● **TASK STATEMENT**
Look through the listing below for the line containing "Write a Python". Copy it and each line after it up to and including the line containing "return (x / 100, (360 - y) / 100)", exactly, leaving out pictures.

● **EXTRACTED MATERIAL**
====

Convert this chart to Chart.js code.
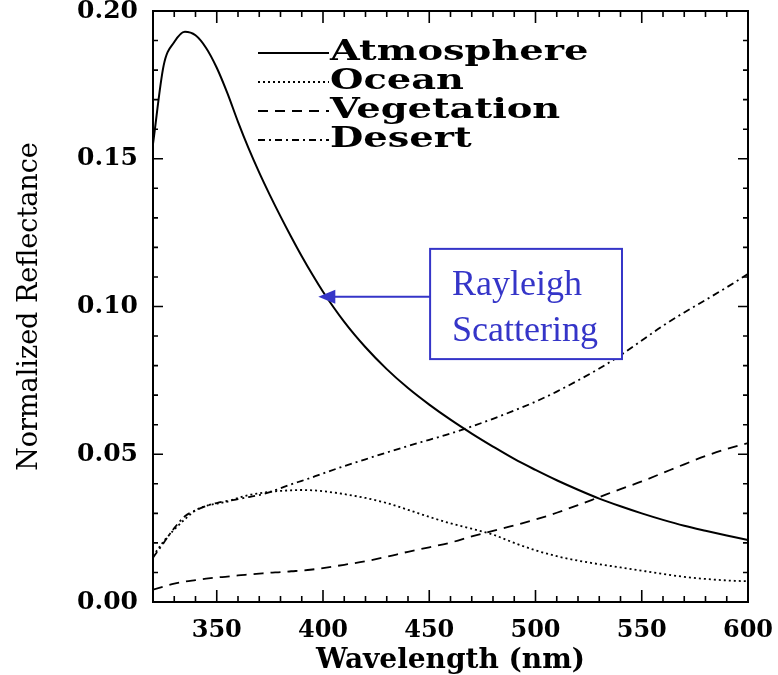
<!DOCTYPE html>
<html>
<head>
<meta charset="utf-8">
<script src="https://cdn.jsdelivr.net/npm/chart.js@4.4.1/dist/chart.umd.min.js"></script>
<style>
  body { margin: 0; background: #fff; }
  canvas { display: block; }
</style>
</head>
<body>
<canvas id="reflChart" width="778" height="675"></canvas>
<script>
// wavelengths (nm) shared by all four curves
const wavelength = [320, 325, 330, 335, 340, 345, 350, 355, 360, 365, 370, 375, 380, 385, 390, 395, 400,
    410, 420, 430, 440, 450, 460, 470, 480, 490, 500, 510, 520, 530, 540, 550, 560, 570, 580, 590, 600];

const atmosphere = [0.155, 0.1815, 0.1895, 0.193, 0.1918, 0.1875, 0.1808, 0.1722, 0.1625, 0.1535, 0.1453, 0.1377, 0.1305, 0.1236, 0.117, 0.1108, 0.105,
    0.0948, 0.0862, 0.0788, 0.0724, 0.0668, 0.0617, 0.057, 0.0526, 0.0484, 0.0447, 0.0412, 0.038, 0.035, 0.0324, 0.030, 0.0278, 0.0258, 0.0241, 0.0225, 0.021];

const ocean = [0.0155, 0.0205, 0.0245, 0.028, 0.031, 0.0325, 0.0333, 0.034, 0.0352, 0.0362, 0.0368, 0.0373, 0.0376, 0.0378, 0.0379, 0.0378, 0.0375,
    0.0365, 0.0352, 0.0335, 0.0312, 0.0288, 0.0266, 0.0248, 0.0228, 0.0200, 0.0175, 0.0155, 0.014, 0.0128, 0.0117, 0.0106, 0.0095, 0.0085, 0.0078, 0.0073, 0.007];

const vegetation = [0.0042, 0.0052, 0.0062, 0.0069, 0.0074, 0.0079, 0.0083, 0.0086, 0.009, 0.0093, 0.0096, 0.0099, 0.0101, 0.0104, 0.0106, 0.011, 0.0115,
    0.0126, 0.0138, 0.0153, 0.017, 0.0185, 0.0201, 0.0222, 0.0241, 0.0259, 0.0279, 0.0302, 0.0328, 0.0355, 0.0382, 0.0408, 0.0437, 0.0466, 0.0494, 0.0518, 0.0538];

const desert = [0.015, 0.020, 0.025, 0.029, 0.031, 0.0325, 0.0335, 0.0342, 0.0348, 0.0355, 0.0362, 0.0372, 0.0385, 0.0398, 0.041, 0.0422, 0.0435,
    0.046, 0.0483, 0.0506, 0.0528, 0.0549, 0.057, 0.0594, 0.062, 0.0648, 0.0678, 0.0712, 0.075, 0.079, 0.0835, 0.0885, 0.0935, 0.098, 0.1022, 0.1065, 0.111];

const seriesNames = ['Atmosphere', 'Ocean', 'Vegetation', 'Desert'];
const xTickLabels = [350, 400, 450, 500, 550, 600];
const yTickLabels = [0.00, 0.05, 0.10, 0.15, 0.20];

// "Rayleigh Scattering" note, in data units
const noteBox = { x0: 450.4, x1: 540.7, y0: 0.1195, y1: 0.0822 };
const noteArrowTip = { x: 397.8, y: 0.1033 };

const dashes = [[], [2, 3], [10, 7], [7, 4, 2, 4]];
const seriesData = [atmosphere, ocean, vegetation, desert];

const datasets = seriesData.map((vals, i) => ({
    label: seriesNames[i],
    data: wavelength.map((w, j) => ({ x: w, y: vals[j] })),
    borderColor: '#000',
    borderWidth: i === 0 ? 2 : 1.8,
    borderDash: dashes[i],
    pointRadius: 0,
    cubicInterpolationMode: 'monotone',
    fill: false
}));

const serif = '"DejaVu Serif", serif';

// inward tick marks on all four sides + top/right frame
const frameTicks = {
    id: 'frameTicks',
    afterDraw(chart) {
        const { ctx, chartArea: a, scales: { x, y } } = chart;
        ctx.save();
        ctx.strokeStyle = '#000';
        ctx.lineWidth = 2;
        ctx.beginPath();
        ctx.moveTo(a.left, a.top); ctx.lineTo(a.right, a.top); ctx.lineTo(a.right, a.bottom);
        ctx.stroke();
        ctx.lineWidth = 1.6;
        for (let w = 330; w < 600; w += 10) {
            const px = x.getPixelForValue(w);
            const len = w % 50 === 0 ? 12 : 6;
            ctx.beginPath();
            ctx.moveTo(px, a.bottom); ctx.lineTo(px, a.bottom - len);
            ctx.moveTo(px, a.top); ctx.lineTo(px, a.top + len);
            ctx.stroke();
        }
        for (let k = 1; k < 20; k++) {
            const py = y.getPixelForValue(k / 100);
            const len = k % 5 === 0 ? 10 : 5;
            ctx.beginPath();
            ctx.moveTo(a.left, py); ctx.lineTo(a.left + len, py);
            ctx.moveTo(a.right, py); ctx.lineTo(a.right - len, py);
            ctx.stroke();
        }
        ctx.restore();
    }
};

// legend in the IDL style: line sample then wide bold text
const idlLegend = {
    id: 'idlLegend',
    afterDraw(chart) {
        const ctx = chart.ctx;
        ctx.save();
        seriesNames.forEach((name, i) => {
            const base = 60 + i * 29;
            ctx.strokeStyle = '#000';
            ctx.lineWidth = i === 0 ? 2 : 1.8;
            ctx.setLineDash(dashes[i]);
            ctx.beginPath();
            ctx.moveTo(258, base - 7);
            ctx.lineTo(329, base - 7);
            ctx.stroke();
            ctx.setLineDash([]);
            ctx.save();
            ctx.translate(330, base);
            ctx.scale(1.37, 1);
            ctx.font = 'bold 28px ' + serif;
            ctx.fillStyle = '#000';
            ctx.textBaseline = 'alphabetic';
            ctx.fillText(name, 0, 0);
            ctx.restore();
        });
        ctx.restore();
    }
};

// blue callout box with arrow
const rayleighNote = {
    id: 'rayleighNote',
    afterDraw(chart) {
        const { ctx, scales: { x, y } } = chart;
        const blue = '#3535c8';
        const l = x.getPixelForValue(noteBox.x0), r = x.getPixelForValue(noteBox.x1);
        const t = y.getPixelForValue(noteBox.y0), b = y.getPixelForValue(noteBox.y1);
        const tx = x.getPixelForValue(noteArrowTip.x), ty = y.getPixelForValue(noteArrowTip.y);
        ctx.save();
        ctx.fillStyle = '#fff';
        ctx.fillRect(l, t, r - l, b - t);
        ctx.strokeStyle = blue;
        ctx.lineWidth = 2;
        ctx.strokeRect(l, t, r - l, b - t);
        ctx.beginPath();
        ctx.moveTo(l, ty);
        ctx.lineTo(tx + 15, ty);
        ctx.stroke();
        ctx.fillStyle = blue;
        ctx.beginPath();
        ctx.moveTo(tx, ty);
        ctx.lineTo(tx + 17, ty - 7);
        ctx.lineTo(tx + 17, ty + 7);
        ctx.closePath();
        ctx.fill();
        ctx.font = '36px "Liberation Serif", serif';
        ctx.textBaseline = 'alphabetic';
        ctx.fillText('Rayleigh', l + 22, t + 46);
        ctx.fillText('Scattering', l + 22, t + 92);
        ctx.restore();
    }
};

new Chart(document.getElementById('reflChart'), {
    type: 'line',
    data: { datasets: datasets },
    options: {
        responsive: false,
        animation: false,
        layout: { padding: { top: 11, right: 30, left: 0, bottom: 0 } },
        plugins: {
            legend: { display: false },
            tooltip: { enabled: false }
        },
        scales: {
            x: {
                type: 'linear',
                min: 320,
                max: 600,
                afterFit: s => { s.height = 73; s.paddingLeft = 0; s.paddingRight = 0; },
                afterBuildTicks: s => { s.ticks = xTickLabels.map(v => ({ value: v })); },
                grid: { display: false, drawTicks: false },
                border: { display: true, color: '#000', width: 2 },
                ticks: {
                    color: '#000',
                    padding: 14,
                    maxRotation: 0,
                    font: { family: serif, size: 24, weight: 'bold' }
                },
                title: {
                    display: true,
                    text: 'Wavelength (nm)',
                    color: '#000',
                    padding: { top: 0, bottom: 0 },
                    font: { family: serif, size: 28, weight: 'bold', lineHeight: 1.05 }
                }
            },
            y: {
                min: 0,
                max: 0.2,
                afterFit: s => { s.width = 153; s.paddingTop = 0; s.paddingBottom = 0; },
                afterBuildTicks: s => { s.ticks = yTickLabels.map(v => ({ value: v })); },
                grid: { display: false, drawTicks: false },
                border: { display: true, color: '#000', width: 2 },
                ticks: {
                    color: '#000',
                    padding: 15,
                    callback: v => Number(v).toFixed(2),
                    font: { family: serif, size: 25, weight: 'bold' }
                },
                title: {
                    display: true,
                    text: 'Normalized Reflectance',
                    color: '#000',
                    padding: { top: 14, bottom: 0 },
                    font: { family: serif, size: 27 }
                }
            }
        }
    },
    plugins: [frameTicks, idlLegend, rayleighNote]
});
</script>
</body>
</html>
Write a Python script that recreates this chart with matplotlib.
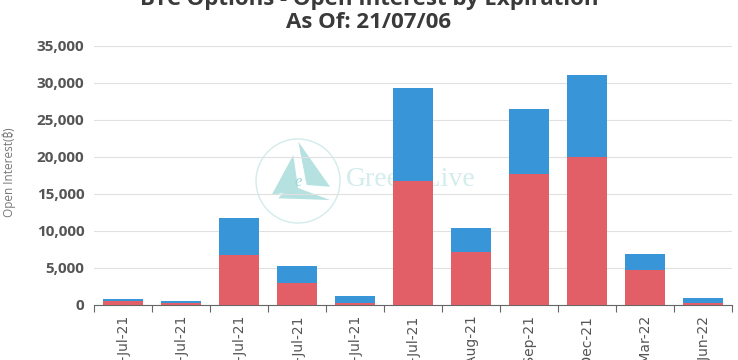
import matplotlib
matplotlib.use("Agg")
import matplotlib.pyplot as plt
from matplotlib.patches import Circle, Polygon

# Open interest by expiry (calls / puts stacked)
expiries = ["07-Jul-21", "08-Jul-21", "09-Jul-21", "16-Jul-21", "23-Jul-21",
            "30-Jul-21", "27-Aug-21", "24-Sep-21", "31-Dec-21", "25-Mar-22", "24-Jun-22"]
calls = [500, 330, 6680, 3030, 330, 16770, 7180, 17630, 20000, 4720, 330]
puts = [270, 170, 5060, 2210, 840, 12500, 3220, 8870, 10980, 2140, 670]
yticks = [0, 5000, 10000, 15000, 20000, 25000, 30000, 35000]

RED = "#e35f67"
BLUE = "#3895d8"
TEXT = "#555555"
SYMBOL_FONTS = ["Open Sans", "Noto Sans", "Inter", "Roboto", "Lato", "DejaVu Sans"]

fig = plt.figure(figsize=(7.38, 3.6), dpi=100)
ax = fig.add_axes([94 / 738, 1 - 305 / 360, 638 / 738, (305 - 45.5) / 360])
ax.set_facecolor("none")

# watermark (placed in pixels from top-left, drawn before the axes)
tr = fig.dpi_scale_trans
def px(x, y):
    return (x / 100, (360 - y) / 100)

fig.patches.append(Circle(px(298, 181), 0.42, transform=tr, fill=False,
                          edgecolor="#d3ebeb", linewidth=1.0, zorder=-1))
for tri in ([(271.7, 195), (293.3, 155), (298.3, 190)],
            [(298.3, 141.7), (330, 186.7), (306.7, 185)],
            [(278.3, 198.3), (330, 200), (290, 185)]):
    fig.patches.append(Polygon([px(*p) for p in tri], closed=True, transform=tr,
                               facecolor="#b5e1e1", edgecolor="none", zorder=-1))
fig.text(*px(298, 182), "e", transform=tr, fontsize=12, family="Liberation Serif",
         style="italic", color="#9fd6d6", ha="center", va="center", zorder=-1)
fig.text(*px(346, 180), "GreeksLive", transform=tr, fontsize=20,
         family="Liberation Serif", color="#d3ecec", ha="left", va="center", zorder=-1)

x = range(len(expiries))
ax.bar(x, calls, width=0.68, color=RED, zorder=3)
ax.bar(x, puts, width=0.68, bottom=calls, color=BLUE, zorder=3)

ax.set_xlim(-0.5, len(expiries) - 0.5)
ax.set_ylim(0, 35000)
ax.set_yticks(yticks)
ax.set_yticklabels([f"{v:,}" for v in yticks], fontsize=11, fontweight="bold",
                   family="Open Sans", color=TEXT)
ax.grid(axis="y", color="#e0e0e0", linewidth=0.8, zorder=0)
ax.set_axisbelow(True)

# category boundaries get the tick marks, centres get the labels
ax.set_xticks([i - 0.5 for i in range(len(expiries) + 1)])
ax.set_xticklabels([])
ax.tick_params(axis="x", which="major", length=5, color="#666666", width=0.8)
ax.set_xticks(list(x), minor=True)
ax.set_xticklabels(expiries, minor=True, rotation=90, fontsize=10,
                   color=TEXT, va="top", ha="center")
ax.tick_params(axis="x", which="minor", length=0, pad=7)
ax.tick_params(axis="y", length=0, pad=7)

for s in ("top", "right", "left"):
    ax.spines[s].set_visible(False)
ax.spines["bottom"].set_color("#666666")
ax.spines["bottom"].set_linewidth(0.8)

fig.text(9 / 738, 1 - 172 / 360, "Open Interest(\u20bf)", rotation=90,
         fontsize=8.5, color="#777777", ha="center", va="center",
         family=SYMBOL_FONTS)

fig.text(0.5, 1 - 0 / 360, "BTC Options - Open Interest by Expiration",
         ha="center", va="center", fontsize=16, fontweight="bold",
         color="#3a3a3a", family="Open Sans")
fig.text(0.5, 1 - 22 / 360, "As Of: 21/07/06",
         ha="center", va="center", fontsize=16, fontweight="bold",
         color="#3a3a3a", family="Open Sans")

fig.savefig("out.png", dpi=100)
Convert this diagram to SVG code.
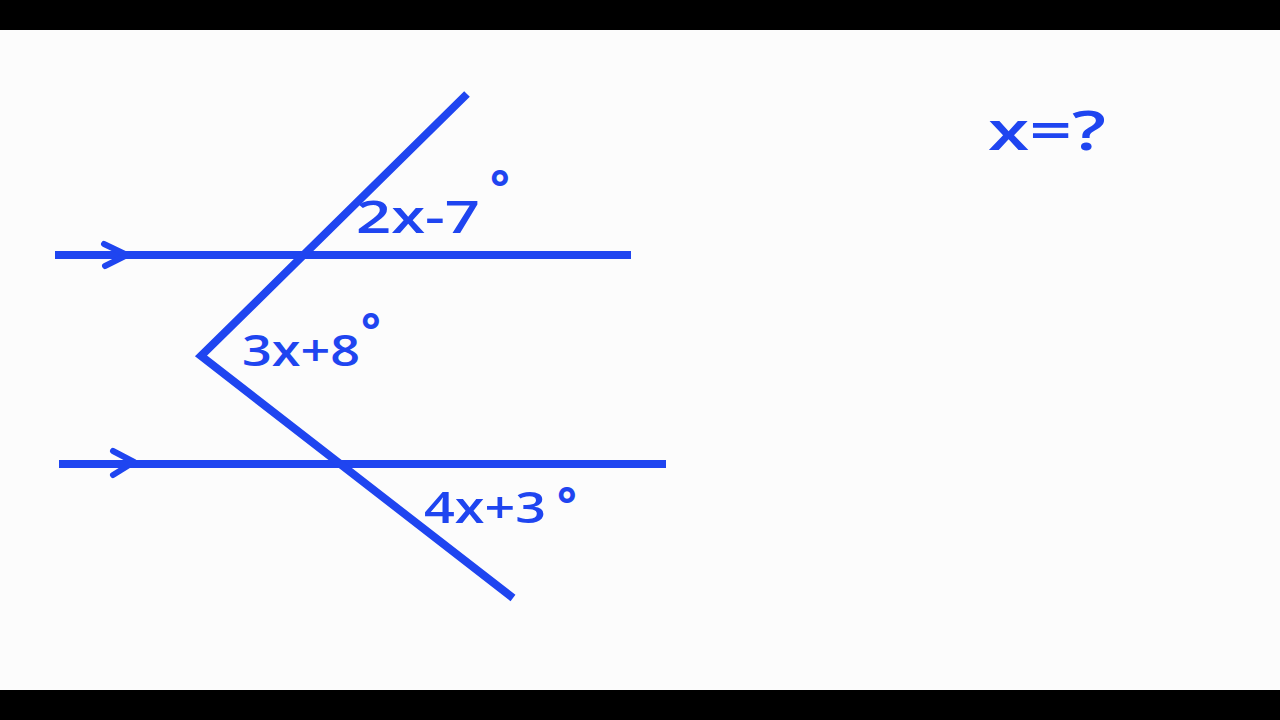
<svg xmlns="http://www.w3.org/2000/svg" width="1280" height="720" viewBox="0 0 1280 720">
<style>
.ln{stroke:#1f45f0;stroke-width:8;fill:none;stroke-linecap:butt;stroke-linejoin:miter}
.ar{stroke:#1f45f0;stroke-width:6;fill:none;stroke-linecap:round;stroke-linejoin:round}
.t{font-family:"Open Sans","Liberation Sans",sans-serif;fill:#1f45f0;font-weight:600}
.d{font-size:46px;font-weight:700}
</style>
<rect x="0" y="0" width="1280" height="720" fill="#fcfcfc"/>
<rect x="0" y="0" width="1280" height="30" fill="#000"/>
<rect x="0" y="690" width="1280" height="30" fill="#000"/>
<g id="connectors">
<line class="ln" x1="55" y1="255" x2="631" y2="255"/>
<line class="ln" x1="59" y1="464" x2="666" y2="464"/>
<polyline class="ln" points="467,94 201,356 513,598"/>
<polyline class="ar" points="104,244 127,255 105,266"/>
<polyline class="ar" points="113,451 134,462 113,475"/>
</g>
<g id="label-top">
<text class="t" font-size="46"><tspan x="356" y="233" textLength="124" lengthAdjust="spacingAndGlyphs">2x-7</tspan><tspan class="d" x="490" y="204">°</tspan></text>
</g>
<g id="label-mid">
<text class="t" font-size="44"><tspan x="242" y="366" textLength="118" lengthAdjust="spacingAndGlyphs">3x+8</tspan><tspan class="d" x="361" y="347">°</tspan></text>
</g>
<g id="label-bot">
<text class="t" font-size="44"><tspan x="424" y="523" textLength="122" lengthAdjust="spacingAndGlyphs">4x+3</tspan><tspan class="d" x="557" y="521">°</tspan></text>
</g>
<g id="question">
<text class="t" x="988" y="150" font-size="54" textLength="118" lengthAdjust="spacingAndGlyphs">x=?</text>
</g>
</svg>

====

● **CORRECT RESULT**
Write a Python script that recreates this chart with matplotlib.
import matplotlib
matplotlib.use("Agg")
import matplotlib.pyplot as plt
from matplotlib.patches import Circle, Polygon

# Open interest by expiry (calls / puts stacked)
expiries = ["07-Jul-21", "08-Jul-21", "09-Jul-21", "16-Jul-21", "23-Jul-21",
            "30-Jul-21", "27-Aug-21", "24-Sep-21", "31-Dec-21", "25-Mar-22", "24-Jun-22"]
calls = [500, 330, 6680, 3030, 330, 16770, 7180, 17630, 20000, 4720, 330]
puts = [270, 170, 5060, 2210, 840, 12500, 3220, 8870, 10980, 2140, 670]
yticks = [0, 5000, 10000, 15000, 20000, 25000, 30000, 35000]

RED = "#e35f67"
BLUE = "#3895d8"
TEXT = "#555555"
SYMBOL_FONTS = ["Open Sans", "Noto Sans", "Inter", "Roboto", "Lato", "DejaVu Sans"]

fig = plt.figure(figsize=(7.38, 3.6), dpi=100)
ax = fig.add_axes([94 / 738, 1 - 305 / 360, 638 / 738, (305 - 45.5) / 360])
ax.set_facecolor("none")

# watermark (placed in pixels from top-left, drawn before the axes)
tr = fig.dpi_scale_trans
def px(x, y):
    return (x / 100, (360 - y) / 100)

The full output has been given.